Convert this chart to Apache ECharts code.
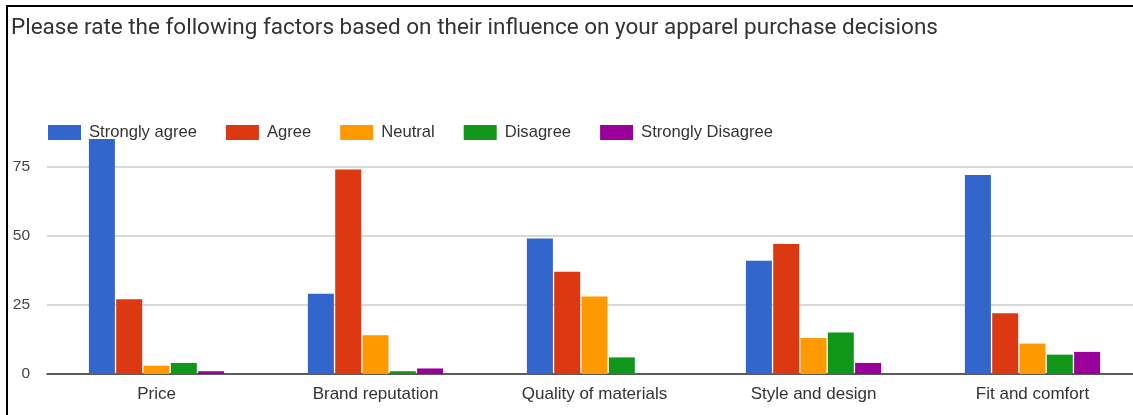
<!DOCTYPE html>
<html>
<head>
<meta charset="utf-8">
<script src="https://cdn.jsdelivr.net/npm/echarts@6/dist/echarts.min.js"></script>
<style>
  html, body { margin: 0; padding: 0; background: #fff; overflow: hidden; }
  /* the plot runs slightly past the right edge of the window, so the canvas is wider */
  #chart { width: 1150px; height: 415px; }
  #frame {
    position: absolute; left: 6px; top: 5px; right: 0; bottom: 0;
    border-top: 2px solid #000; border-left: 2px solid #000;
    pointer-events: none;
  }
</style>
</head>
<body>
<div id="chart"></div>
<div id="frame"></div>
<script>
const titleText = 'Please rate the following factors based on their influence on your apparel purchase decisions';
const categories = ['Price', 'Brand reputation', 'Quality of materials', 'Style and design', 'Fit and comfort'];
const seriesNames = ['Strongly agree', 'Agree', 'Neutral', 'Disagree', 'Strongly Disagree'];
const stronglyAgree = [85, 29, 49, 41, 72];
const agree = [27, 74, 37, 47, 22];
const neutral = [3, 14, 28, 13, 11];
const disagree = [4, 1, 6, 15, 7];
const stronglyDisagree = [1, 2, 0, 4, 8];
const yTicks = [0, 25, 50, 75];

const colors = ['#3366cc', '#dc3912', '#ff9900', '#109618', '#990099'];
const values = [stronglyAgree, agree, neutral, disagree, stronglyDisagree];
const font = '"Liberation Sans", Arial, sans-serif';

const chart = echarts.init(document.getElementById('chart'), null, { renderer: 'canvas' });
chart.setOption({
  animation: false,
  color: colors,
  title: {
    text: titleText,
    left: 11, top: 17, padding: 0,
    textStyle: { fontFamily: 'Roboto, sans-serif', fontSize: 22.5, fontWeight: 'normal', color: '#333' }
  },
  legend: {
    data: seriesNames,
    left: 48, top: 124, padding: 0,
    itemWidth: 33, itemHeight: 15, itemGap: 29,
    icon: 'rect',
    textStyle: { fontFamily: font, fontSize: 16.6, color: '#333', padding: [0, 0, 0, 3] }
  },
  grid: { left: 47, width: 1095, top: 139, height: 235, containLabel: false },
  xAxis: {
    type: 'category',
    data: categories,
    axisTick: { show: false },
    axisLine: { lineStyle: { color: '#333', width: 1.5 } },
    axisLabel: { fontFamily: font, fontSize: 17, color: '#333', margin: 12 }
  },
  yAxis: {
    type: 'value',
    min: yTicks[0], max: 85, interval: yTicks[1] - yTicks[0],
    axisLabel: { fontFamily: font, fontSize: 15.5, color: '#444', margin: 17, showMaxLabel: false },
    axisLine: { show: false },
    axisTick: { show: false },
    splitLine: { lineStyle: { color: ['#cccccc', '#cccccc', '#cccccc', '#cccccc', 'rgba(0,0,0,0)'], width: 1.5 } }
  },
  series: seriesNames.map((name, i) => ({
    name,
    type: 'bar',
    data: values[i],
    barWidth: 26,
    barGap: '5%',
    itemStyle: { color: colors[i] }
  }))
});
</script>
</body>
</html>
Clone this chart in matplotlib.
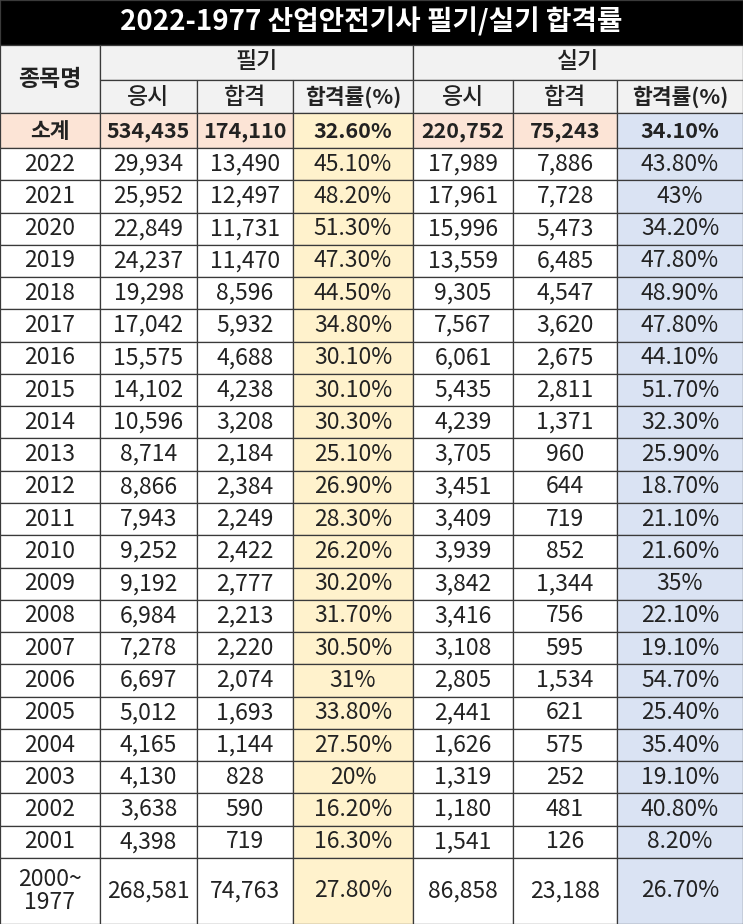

━━━

GOAL: Give all the lines above again, character for character, without pictures.

EXERCISE RESULT:
Convert this chart to Apache ECharts code.
<!DOCTYPE html>
<html>
<head>
<meta charset="utf-8">
<script src="https://cdn.jsdelivr.net/npm/echarts@6/dist/echarts.min.js"></script>
<style>
  html, body { margin: 0; padding: 0; background: #fff; overflow: hidden; }
  /* the plot runs slightly past the right edge of the window, so the canvas is wider */
  #chart { width: 1150px; height: 415px; }
  #frame {
    position: absolute; left: 6px; top: 5px; right: 0; bottom: 0;
    border-top: 2px solid #000; border-left: 2px solid #000;
    pointer-events: none;
  }
</style>
</head>
<body>
<div id="chart"></div>
<div id="frame"></div>
<script>
const titleText = 'Please rate the following factors based on their influence on your apparel purchase decisions';
const categories = ['Price', 'Brand reputation', 'Quality of materials', 'Style and design', 'Fit and comfort'];
const seriesNames = ['Strongly agree', 'Agree', 'Neutral', 'Disagree', 'Strongly Disagree'];
const stronglyAgree = [85, 29, 49, 41, 72];
const agree = [27, 74, 37, 47, 22];
const neutral = [3, 14, 28, 13, 11];
const disagree = [4, 1, 6, 15, 7];
const stronglyDisagree = [1, 2, 0, 4, 8];
const yTicks = [0, 25, 50, 75];

const colors = ['#3366cc', '#dc3912', '#ff9900', '#109618', '#990099'];
const values = [stronglyAgree, agree, neutral, disagree, stronglyDisagree];
const font = '"Liberation Sans", Arial, sans-serif';

const chart = echarts.init(document.getElementById('chart'), null, { renderer: 'canvas' });
chart.setOption({
  animation: false,
  color: colors,
  title: {
    text: titleText,
    left: 11, top: 17, padding: 0,
    textStyle: { fontFamily: 'Roboto, sans-serif', fontSize: 22.5, fontWeight: 'normal', color: '#333' }
  },
  legend: {
    data: seriesNames,
    left: 48, top: 124, padding: 0,
    itemWidth: 33, itemHeight: 15, itemGap: 29,
    icon: 'rect',
    textStyle: { fontFamily: font, fontSize: 16.6, color: '#333', padding: [0, 0, 0, 3] }
  },
  grid: { left: 47, width: 1095, top: 139, height: 235, containLabel: false },
  xAxis: {
    type: 'category',
    data: categories,
    axisTick: { show: false },
    axisLine: { lineStyle: { color: '#333', width: 1.5 } },
    axisLabel: { fontFamily: font, fontSize: 17, color: '#333', margin: 12 }
  },
  yAxis: {
    type: 'value',
    min: yTicks[0], max: 85, interval: yTicks[1] - yTicks[0],
    axisLabel: { fontFamily: font, fontSize: 15.5, color: '#444', margin: 17, showMaxLabel: false },
    axisLine: { show: false },
    axisTick: { show: false },
    splitLine: { lineStyle: { color: ['#cccccc', '#cccccc', '#cccccc', '#cccccc', 'rgba(0,0,0,0)'], width: 1.5 } }
  },
  series: seriesNames.map((name, i) => ({
    name,
    type: 'bar',
    data: values[i],
    barWidth: 26,
    barGap: '5%',
    itemStyle: { color: colors[i] }
  }))
});
</script>
</body>
</html>
Clone this chart in matplotlib.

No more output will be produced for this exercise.